[Input records]

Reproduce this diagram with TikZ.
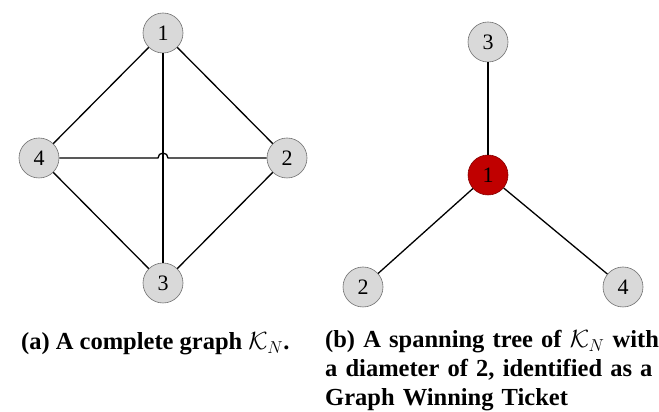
\documentclass[tikz,border=0pt]{standalone}
\usepackage{fontspec}
\setmainfont{Liberation Serif}
\usetikzlibrary{positioning}
\definecolor{vgray}{HTML}{D9D9D9}
\definecolor{vline}{HTML}{707070}
\definecolor{vred}{HTML}{C00000}
\tikzset{
vert/.style={
  circle,
  draw=vline,
  fill=vgray,
  line width=0.6pt,
  minimum size=40pt,
  inner sep=0pt,
  font=\fontsize{22}{22}\selectfont
  },
winner/.style={
  vert,
  draw=vred!70!black,
  fill=vred
  },
edge/.style={
  line width=1.3pt,
  black
  },
capt/.style={
  inner sep=0pt,
  align=left,
  font=\bfseries\fontsize{24.5}{29}\selectfont
  }
}

\begin{document}
\begin{tikzpicture}[x=1pt,y=1pt]
\useasboundingbox (0,0) rectangle (659,412);

\begin{scope}
\node[vert] (l1) at (163,379) {1};
\node[vert] (l2) at (287,254) {2};
\node[vert] (l3) at (163,129) {3};
\node[vert] (l4) at (39,254)  {4};

\coordinate (hop) at (l1 |- l4);

\draw[edge] (l1) -- (l4);
\draw[edge] (l1) -- (l2);
\draw[edge] (l4) -- (l3);
\draw[edge] (l2) -- (l3);
\draw[edge] (l1) -- (l3);
\draw[edge] (l4) -- ([xshift=-5pt]hop) arc[start angle=180,end angle=0,radius=5pt] -- (l2);
\end{scope}

\begin{scope}
\node[winner] (t1) at (488,237) {1};
\node[vert] (t2) at (363,125) {2};
\node[vert] (t3) at (488,370) {3};
\node[vert] (t4) at (623,125) {4};

\draw[edge] (t3) -- (t1);
\draw[edge] (t1) -- (t2);
\draw[edge] (t1) -- (t4);
\end{scope}

\node[capt,anchor=base west] (capa) at (21,62) {(a) A complete graph $\mathcal{K}_N$.};
\node[capt,anchor=base west,text width=340pt] (capb) at (325,64)
  {(b) A spanning tree of $\mathcal{K}_N$ with\\
   a diameter of 2, identified as a\\
   Graph Winning Ticket};

\end{tikzpicture}
\end{document}
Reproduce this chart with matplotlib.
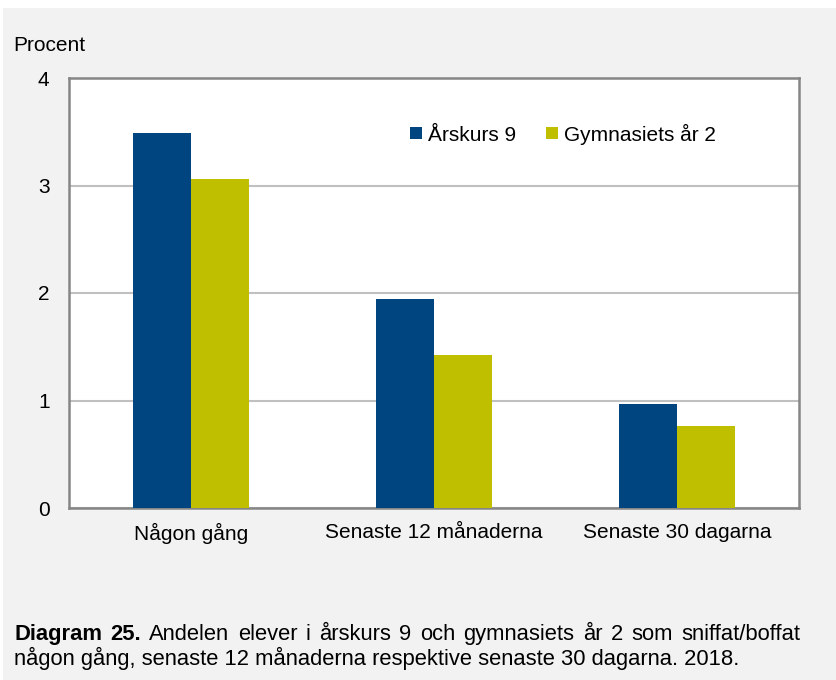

[Problem]
Leave out the pictures and copy every record above exactly.

[Answer to this exercise]
Reproduce this diagram with TikZ.
\documentclass[tikz,border=0pt]{standalone}
\usepackage{fontspec}
\setmainfont{Liberation Serif}
\usetikzlibrary{positioning}
\definecolor{vgray}{HTML}{D9D9D9}
\definecolor{vline}{HTML}{707070}
\definecolor{vred}{HTML}{C00000}
\tikzset{
vert/.style={
  circle,
  draw=vline,
  fill=vgray,
  line width=0.6pt,
  minimum size=40pt,
  inner sep=0pt,
  font=\fontsize{22}{22}\selectfont
  },
winner/.style={
  vert,
  draw=vred!70!black,
  fill=vred
  },
edge/.style={
  line width=1.3pt,
  black
  },
capt/.style={
  inner sep=0pt,
  align=left,
  font=\bfseries\fontsize{24.5}{29}\selectfont
  }
}

\begin{document}
\begin{tikzpicture}[x=1pt,y=1pt]
\useasboundingbox (0,0) rectangle (659,412);

\begin{scope}
\node[vert] (l1) at (163,379) {1};
\node[vert] (l2) at (287,254) {2};
\node[vert] (l3) at (163,129) {3};
\node[vert] (l4) at (39,254)  {4};

\coordinate (hop) at (l1 |- l4);

\draw[edge] (l1) -- (l4);
\draw[edge] (l1) -- (l2);
\draw[edge] (l4) -- (l3);
\draw[edge] (l2) -- (l3);
\draw[edge] (l1) -- (l3);
\draw[edge] (l4) -- ([xshift=-5pt]hop) arc[start angle=180,end angle=0,radius=5pt] -- (l2);
\end{scope}

\begin{scope}
\node[winner] (t1) at (488,237) {1};
\node[vert] (t2) at (363,125) {2};
\node[vert] (t3) at (488,370) {3};
\node[vert] (t4) at (623,125) {4};

\draw[edge] (t3) -- (t1);
\draw[edge] (t1) -- (t2);
\draw[edge] (t1) -- (t4);
\end{scope}

\node[capt,anchor=base west] (capa) at (21,62) {(a) A complete graph $\mathcal{K}_N$.};
\node[capt,anchor=base west,text width=340pt] (capb) at (325,64)
  {(b) A spanning tree of $\mathcal{K}_N$ with\\
   a diameter of 2, identified as a\\
   Graph Winning Ticket};

\end{tikzpicture}
\end{document}
Reproduce this chart with matplotlib.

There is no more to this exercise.